法華狼の日記

他名義は“ほっけ”等。主な話題は、アニメやネットや歴史認識の感想。ときどき著名人は敬称略。

『デジモンクロスウォーズ 悪のデスジェネラルと七つの王国』第37話 弟よ、なぜ?! 敵ジェネラル・ユウの悪夢

今週も高橋晃作画監督スタジオダブが要求するアニメーター作業量はおかしい。両作品を見ている視聴者としては、せっかくキャラクターデザインに抜擢された『スイートプリキュア♪』に専念させてほしいのだが。
原画は基本的にスタジオダブ勢だが、冨田与四一が相当量を担当していたと思われる。特にネネが登場するカットは全般的に艶やかな作画が楽しめた。少し間違うとフリーキーになりかねないほど肉感的なプロポーションも美しい。しばらく表舞台から退場していたリリスモンも色々な意味で大活躍*1えんどうてつやシリーズディレクターがコンテを担当した回だけあって、力が入っていた。

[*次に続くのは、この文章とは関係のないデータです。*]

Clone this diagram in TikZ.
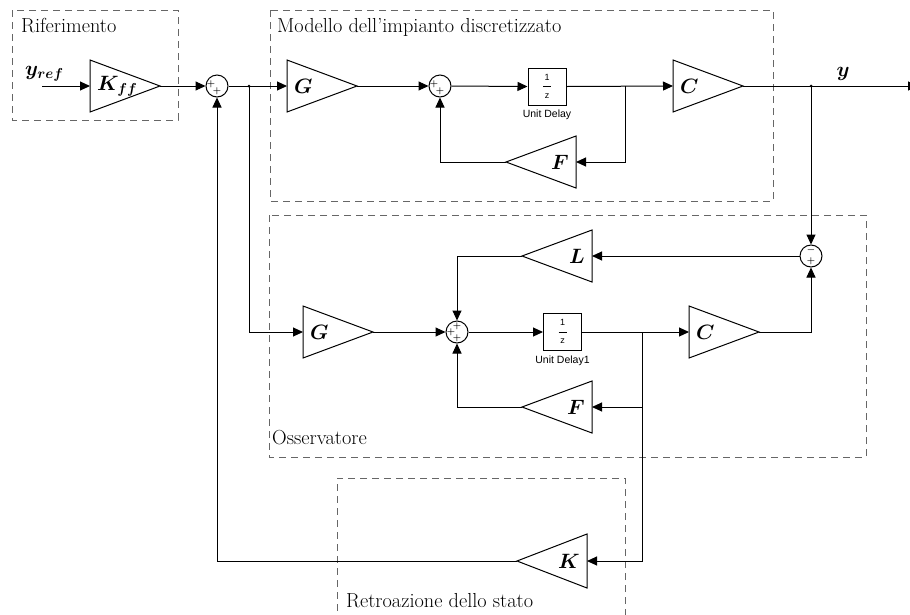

脚本もシリーズ構成の三条陸。ネネが敵に回った弟と再会して真意を知る重要な話を、過去に登場した仲間たちに再び出番を与えつつ、アクションにも見所を用意していた。
特に、過去にキリハが敵に洗脳された場面を思い出し、その経験と比較することで今度の弟は洗脳されておらず、幼児の無邪気さで戦いをゲームととらえていると確信する展開が素晴らしい。ただ敵に人質がいるという構造を超え、物語に葛藤が生まれ、こえるべき障害も高くなる。同時に、今回の結末で早くもネネが精神的に立ち直って、自らの目標を再確認したところも前向きでよかった。
あと、この場所に弟が存在していて、敵側にメリットが感じられなかったことにも、ちゃんと以前の邂逅描写をふまえた理由があって、地味にていねいな作りがいい。

*1:こちらのデフォルメ表情多い丸っこい作画は、たぶん大塚健原画だろう。かつて東映でキャラクターデザインした『金色のガッシュベル!』で明かされた担当カットと絵柄が似ている。twitterを見たが、言及はなし。

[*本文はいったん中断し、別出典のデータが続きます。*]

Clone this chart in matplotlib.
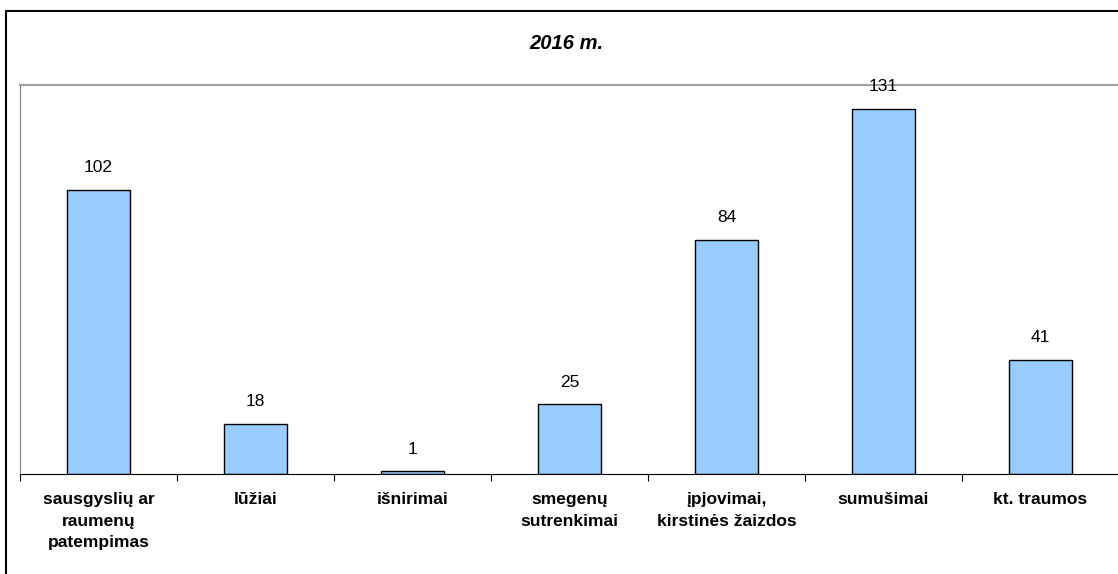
import matplotlib.pyplot as plt
from matplotlib.patches import Rectangle

plt.rcParams['font.family'] = ['Liberation Sans', 'DejaVu Sans']

categories = ["sausgyslių ar\nraumenų\npatempimas", "lūžiai", "išnirimai",
              "smegenų\nsutrenkimai", "įpjovimai,\nkirstinės žaizdos",
              "sumušimai", "kt. traumos"]
values = [102, 18, 1, 25, 84, 131, 41]
title = "2016 m."

W, H = 1118, 574
fig = plt.figure(figsize=(W / 100, H / 100), dpi=100)

# outer chart frame (runs off the right/bottom edge like the source)
fig.patches.append(Rectangle((6 / W, -0.05), 1.2, (H - 11) / H + 0.05,
                             transform=fig.transFigure, fill=False,
                             edgecolor='black', linewidth=1.5))

ax = fig.add_axes([20 / W, 100 / H, 1099 / W, 389 / H])
x = list(range(len(values)))
ax.bar(x, values, width=0.4, color='#99CCFF', edgecolor='black', linewidth=1)
ax.set_xlim(-0.5, len(values) - 0.5)
ax.set_ylim(0, 139.5)

for xi, v in zip(x, values):
    ax.annotate(str(v), (xi, v), xytext=(0, 10.5), textcoords='offset points',
                ha='center', va='bottom', fontsize=12.5)

ax.set_xticks([i - 0.5 for i in range(len(values) + 1)])
ax.set_xticklabels([])
ax.set_xticks(x, minor=True)
ax.set_xticklabels(categories, minor=True, fontsize=12.5, fontweight='bold',
                   linespacing=1.55)
ax.tick_params(axis='x', which='major', length=5, color='black')
ax.tick_params(axis='x', which='minor', length=0, pad=13)
ax.set_yticks([])

ax.spines['left'].set_color('#808080')
ax.spines['top'].set_color('#a0a0a0')
ax.spines['top'].set_linewidth(1.5)
ax.spines['right'].set_visible(False)
ax.spines['bottom'].set_color('black')

fig.text(566 / W, 1 - 49 / H, title, ha='center', va='baseline',
         fontsize=14.5, fontweight='bold', fontstyle='italic')

fig.savefig('out.png', dpi=100)
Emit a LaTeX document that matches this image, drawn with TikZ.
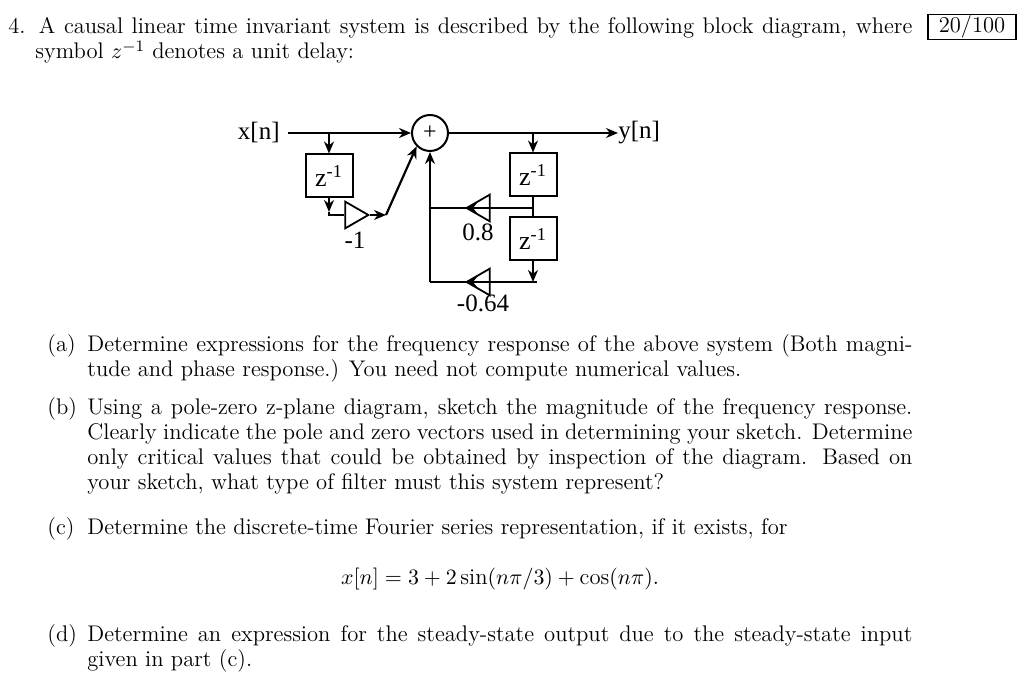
\documentclass[tikz,border=0pt]{standalone}
\usepackage{fontspec}
\newfontfamily\tms{Liberation Serif}
\usetikzlibrary{arrows.meta,shapes.geometric}
\begin{document}
\begin{tikzpicture}[x=0.5pt,y=-0.5pt,
  txt/.style={anchor=base west,inner sep=0pt,font=\fontsize{11.3}{13}\selectfont},
  dl/.style={draw,line width=1pt,minimum width=23.5pt,minimum height=21.5pt,inner sep=0pt,font=\tms\fontsize{13}{15}\selectfont},
  wire/.style={line width=1.1pt},
  arr/.style={wire,-{Stealth[length=6pt,width=5pt]}},
  amp/.style={draw,line width=0.9pt,isosceles triangle,isosceles triangle apex angle=60,minimum height=11.5pt,inner sep=0pt},
  lab/.style={font=\tms\fontsize{12.5}{14}\selectfont,inner sep=0pt}]
\useasboundingbox (0,0) rectangle (1024,688);
\newcommand{\jline}[3]{\node[txt] at (#1,#2) {\makebox[\dimexpr(912pt-#1pt)/2\relax][s]{#3}};}
\newcommand{\pline}[3]{\node[txt] at (#1,#2) {#3};}
\jline{8}{34}{4. A causal linear time invariant system is described by the following block diagram, where}
\pline{35}{59}{symbol $z^{-1}$ denotes a unit delay:}
\node[draw,line width=0.6pt,minimum width=44pt,minimum height=12.5pt,inner sep=0pt,font=\fontsize{11.3}{13}\selectfont] (score) at (972,27) {20/100};
% diagram
\node[lab,anchor=east] (x) at (280,133) {x[n]};
\node[lab,anchor=west] (y) at (618,133) {y[n]};
\node[draw,circle,line width=1pt,minimum size=18pt,inner sep=0pt,font=\tms\fontsize{12}{14}\selectfont] (s) at (430,133) {+};
\node[dl] (d0) at (329,176) {z\textsuperscript{-1}};
\node[dl] (d1) at (533,175) {z\textsuperscript{-1}};
\node[dl] (d2) at (533,239) {z\textsuperscript{-1}};
\node[amp] (g0) at (353,215) {};
\node[amp,shape border rotate=180] (g1) at (482,208) {};
\node[amp,shape border rotate=180] (g2) at (482,282) {};
\node[lab] at (355,240) {-1};
\node[lab] at (478,232) {0.8};
\node[lab] at (483,303) {-0.64};
\coordinate (a) at (288,133);
\coordinate (b0) at (329,133);
\coordinate (b1) at (533,133);
\coordinate (c0) at (329,215);
\coordinate (c0a) at (329,212);
\coordinate (c1) at (386,215);
\coordinate (t1) at (533,208);
\coordinate (t2) at (533,282);
\coordinate (t2a) at (537,282);
\coordinate (f) at (430,282);
\coordinate (f1) at (430,208);
\draw[arr] (a) -- (s);
\draw[arr] (b0) -- (d0);
\draw[arr] (d0) -- (c0a);
\draw[wire] (c0a) -- (c0) -- (g0.west);
\draw[arr] (g0.east) -- (c1);
\draw[arr] (c1) -- (s.225);
\draw[arr] (s) -- (y);
\draw[arr] (b1) -- (d1);
\draw[wire] (d1) -- (d2);
\draw[arr] (t1) -- (g1.west);
\draw[arr] (d2) -- (t2);
\draw[arr] (t2a) -- (g2.west);
\draw[wire] (g2.east) -- (f);
\draw[wire] (g1.east) -- (f1);
\draw[arr] (f) -- (s);
% questions
\pline{47}{352}{(a)}
\jline{87}{352}{Determine expressions for the frequency response of the above system (Both magni-}
\pline{87}{377}{tude and phase response.) You need not compute numerical values.}
\pline{47}{415}{(b)}
\jline{87}{415}{Using a pole-zero z-plane diagram, sketch the magnitude of the frequency response.}
\jline{87}{440}{Clearly indicate the pole and zero vectors used in determining your sketch. Determine}
\jline{87}{465}{only critical values that could be obtained by inspection of the diagram. Based on}
\pline{87}{490}{your sketch, what type of filter must this system represent?}
\pline{47}{535}{(c)}
\pline{87}{535}{Determine the discrete-time Fourier series representation, if it exists, for}
\node[txt,anchor=base] at (500,585) {$x[n]=3+2\sin(n\pi/3)+\cos(n\pi).$};
\pline{47}{642}{(d)}
\jline{87}{642}{Determine an expression for the steady-state output due to the steady-state input}
\pline{87}{667}{given in part (c).}
\end{tikzpicture}
\end{document}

『バトルスピリッツ ブレイヴ』第34話 女王陛下の守護者(ガーディアン) 突破せよ、アーケランサー!

物語は、互いに女王を崇拝する忠臣であるがゆえ、真意をたしかめようとバトルを行うオーソドックスな内容。ただそれだけに終わらず、バローネが押しかけてきたことで女王を玉座から退ける口実を奸臣が手に入れるというひねりも入っていて、政治劇として重層的に楽しむこともできた。
カードバトルについては、防御にすぐれたデッキ同士で戦っているため、膠着状態が長い。膠着状態が長いと強いカードを多く登場させる展開にも繋げやすいのだが、残念ながら多彩な新カードが登場することはなかった。敵の強さは充分にアニメ作品として表現されていたとは思うが、どちらが勝つか明らかなので、バトル自体は今一つな感想。

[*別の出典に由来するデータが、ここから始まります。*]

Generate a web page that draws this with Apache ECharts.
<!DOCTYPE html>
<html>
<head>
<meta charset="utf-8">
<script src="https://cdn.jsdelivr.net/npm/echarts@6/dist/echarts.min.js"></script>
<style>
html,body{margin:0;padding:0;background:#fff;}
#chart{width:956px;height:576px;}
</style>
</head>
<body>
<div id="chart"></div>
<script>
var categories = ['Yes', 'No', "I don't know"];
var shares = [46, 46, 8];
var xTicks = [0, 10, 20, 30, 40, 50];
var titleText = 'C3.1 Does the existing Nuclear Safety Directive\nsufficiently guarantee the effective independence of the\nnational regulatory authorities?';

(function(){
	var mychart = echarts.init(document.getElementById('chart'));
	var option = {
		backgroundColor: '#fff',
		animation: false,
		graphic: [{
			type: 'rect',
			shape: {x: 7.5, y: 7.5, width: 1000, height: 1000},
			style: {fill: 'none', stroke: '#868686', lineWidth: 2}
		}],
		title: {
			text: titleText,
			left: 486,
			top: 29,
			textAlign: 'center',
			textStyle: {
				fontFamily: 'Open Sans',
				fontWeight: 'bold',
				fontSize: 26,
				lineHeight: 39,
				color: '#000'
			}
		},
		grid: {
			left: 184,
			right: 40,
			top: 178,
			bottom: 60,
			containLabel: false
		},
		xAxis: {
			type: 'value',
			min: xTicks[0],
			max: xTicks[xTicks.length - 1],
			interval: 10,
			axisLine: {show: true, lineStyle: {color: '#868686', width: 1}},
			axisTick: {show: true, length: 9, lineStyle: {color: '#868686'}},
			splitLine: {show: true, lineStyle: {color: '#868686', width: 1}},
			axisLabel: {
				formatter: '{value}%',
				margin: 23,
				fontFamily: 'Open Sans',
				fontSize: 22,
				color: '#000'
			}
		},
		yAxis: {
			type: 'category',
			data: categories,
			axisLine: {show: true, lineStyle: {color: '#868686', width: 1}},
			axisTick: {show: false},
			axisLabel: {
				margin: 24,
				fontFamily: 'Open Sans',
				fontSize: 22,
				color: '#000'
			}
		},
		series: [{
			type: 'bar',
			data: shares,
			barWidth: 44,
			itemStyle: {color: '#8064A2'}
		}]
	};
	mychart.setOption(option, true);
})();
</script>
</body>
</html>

『スイートプリキュア♪』第14話 アワワワ〜!ミューズ対ミューズ、本物はどっちニャ?

稲上晃作画監督。前回の作画監督は『ハートキャッチプリキュア!』だったので絵柄の癖が出ていなかったが、今回は口を真一文字にむすんだ奏の表情で『ふたりはプリキュア』を思い出す。
今回はキャラクターの輪郭を強弱がない太い描線で作画するカットも良い意味で目立っていた。同時に、この作品の序盤に感じたリアリティある映像は薄れてしまってもいることは残念でもあるが。


物語では、サブタイトルで展開を明かしているも同然な偽キュアミューズよりも、キュアミューズを探して校内放送に乱入する主人公が楽しかった。学園物において、校内放送はジャックされるためにある。
海岸の岩場という舞台を活かして、姿が見えたり見えなかったりするアクションは良かったが、キュアミューズの正体探しとしては繋ぎ話かな。セイレーンのことを知っている描写があったので、これが伏線になるかもしれないといった程度。